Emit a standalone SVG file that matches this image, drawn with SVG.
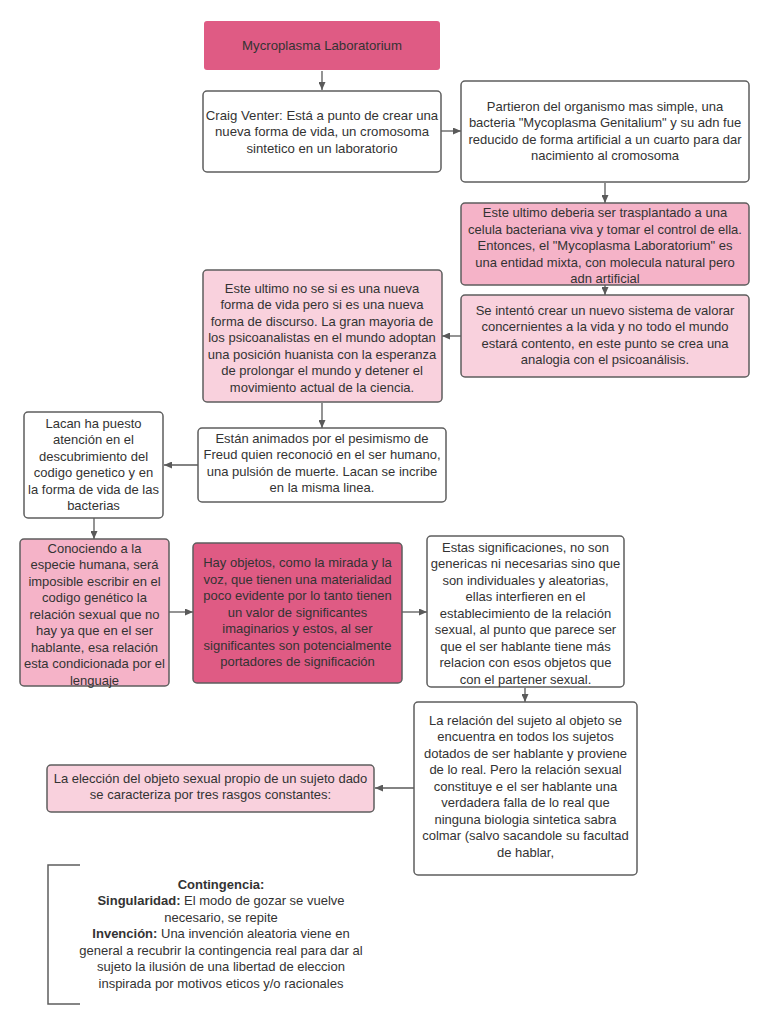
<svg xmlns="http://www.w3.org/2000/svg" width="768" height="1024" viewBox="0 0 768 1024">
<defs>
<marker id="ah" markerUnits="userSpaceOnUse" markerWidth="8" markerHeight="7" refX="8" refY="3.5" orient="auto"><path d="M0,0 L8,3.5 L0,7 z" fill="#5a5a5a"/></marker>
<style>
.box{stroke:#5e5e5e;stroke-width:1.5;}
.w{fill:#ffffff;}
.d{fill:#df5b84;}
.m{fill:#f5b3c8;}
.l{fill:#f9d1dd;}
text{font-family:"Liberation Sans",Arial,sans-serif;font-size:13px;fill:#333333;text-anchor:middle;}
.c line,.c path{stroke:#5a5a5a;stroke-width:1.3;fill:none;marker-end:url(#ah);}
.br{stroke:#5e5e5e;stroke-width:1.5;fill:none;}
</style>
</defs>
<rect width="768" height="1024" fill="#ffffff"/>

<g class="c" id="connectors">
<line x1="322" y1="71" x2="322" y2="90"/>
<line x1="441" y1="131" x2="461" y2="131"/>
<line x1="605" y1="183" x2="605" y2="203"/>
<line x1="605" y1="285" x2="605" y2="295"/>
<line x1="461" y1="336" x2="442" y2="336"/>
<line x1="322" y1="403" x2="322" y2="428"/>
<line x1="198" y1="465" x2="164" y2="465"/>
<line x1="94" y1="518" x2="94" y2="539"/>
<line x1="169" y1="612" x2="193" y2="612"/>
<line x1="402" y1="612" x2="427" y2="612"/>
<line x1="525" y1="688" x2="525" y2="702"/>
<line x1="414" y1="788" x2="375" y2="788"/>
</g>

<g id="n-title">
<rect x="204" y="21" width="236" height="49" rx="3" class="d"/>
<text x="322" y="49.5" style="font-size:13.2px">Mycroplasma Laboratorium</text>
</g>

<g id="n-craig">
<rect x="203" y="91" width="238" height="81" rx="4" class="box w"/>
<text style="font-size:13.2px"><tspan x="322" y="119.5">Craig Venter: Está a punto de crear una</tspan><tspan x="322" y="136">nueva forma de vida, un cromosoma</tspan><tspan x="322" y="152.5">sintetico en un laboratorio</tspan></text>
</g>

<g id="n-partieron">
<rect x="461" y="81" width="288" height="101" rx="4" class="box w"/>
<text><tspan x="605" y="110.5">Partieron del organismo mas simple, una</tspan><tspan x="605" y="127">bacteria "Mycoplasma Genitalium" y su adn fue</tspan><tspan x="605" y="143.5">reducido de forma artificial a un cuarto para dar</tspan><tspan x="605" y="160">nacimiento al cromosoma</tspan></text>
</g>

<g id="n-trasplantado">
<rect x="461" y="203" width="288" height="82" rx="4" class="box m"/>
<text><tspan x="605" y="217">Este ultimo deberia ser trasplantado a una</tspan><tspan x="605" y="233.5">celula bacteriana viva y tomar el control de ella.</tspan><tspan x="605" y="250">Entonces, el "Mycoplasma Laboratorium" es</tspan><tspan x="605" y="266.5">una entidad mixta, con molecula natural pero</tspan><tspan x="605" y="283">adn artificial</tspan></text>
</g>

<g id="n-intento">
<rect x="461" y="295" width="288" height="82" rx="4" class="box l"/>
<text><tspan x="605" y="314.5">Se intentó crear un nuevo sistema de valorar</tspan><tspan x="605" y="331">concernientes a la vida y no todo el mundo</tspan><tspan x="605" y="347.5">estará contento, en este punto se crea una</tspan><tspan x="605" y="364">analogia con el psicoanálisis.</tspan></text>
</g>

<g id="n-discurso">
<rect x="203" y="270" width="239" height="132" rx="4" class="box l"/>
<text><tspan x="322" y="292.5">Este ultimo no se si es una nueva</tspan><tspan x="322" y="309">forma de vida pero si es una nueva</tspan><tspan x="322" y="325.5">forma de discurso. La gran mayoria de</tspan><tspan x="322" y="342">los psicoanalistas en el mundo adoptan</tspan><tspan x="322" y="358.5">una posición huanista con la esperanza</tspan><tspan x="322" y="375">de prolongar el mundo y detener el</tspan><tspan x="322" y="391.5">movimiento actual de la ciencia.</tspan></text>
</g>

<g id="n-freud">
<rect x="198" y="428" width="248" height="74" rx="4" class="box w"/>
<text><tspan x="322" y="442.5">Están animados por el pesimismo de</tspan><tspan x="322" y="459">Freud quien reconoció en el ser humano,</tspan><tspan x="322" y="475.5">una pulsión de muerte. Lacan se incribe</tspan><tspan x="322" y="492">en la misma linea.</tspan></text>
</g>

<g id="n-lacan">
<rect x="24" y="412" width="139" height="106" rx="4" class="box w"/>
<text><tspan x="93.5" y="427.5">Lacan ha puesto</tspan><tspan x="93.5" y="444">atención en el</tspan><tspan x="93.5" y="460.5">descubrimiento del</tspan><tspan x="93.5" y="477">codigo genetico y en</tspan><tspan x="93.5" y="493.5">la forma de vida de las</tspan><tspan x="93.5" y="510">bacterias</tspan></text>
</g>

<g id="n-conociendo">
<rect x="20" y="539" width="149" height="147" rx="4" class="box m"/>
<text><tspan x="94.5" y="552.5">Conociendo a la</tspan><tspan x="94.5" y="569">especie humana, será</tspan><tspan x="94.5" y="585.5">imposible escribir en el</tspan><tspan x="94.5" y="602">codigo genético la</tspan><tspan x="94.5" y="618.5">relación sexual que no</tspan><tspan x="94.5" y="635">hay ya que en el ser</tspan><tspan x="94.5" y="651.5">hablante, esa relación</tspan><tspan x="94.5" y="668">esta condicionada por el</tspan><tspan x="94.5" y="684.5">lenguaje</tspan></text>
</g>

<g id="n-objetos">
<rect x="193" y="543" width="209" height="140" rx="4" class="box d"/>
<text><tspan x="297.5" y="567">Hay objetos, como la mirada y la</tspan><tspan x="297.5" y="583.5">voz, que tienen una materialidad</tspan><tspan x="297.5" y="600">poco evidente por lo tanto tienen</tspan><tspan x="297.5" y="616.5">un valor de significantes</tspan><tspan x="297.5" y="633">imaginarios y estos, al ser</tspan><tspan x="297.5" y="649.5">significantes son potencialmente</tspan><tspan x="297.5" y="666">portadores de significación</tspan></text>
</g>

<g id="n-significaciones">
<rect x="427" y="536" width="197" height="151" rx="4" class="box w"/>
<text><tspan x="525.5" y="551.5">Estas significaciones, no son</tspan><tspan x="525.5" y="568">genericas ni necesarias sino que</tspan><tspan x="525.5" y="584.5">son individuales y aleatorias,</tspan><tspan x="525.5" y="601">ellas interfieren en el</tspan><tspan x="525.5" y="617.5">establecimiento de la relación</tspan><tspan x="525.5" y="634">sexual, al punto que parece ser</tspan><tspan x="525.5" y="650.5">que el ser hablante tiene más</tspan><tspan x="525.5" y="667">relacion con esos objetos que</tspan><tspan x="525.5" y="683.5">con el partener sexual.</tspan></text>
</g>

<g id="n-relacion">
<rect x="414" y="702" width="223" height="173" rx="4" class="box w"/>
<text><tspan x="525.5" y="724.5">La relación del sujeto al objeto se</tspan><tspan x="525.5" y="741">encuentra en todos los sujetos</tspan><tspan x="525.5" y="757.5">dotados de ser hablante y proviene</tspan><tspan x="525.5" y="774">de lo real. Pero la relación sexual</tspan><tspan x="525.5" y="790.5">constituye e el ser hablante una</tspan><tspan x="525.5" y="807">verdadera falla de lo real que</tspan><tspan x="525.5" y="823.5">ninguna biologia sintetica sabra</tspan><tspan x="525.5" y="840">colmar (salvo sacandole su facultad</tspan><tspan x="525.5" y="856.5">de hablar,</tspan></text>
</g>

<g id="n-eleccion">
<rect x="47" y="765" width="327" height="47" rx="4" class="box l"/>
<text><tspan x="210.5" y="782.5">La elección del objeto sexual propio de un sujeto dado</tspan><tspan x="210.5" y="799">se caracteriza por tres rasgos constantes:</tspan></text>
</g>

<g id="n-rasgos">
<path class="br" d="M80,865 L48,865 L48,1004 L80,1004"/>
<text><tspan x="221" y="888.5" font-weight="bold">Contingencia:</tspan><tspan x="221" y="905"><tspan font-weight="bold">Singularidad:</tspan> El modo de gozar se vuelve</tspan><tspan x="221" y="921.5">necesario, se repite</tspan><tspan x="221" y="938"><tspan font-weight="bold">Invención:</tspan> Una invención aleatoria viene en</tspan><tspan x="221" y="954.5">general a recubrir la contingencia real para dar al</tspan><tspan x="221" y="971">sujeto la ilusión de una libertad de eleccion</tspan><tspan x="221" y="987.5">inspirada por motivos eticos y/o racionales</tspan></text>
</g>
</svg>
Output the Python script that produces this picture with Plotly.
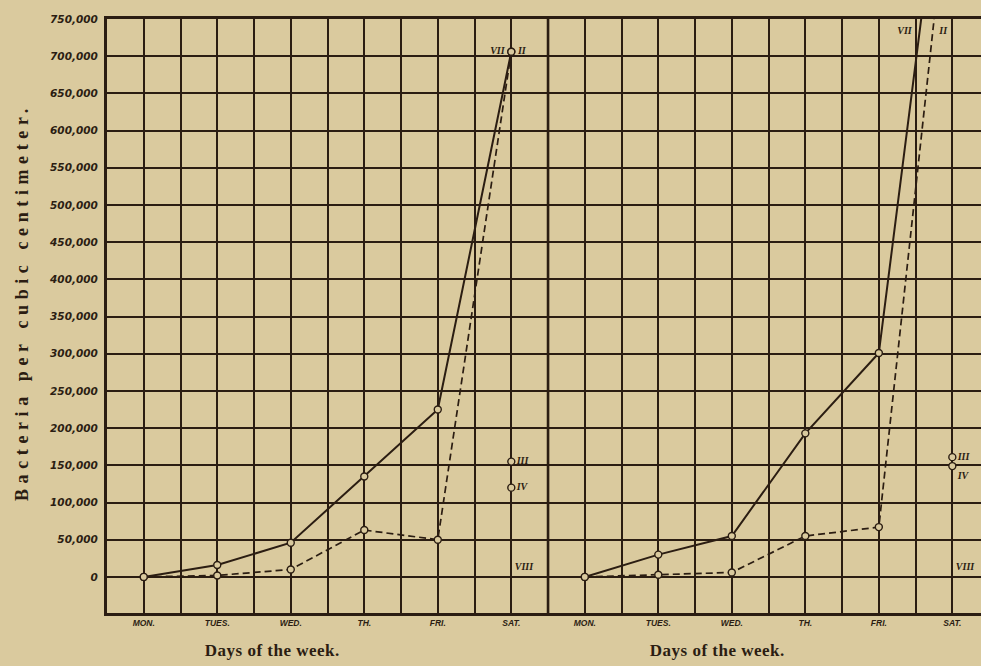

+ + +

-- Problem to work on --
Spot every line that holds "this" and copy it.

-- Answer for the task --
Emit a standalone SVG file that matches this image, drawn with SVG.
Output the Python script that produces this picture with Plotly.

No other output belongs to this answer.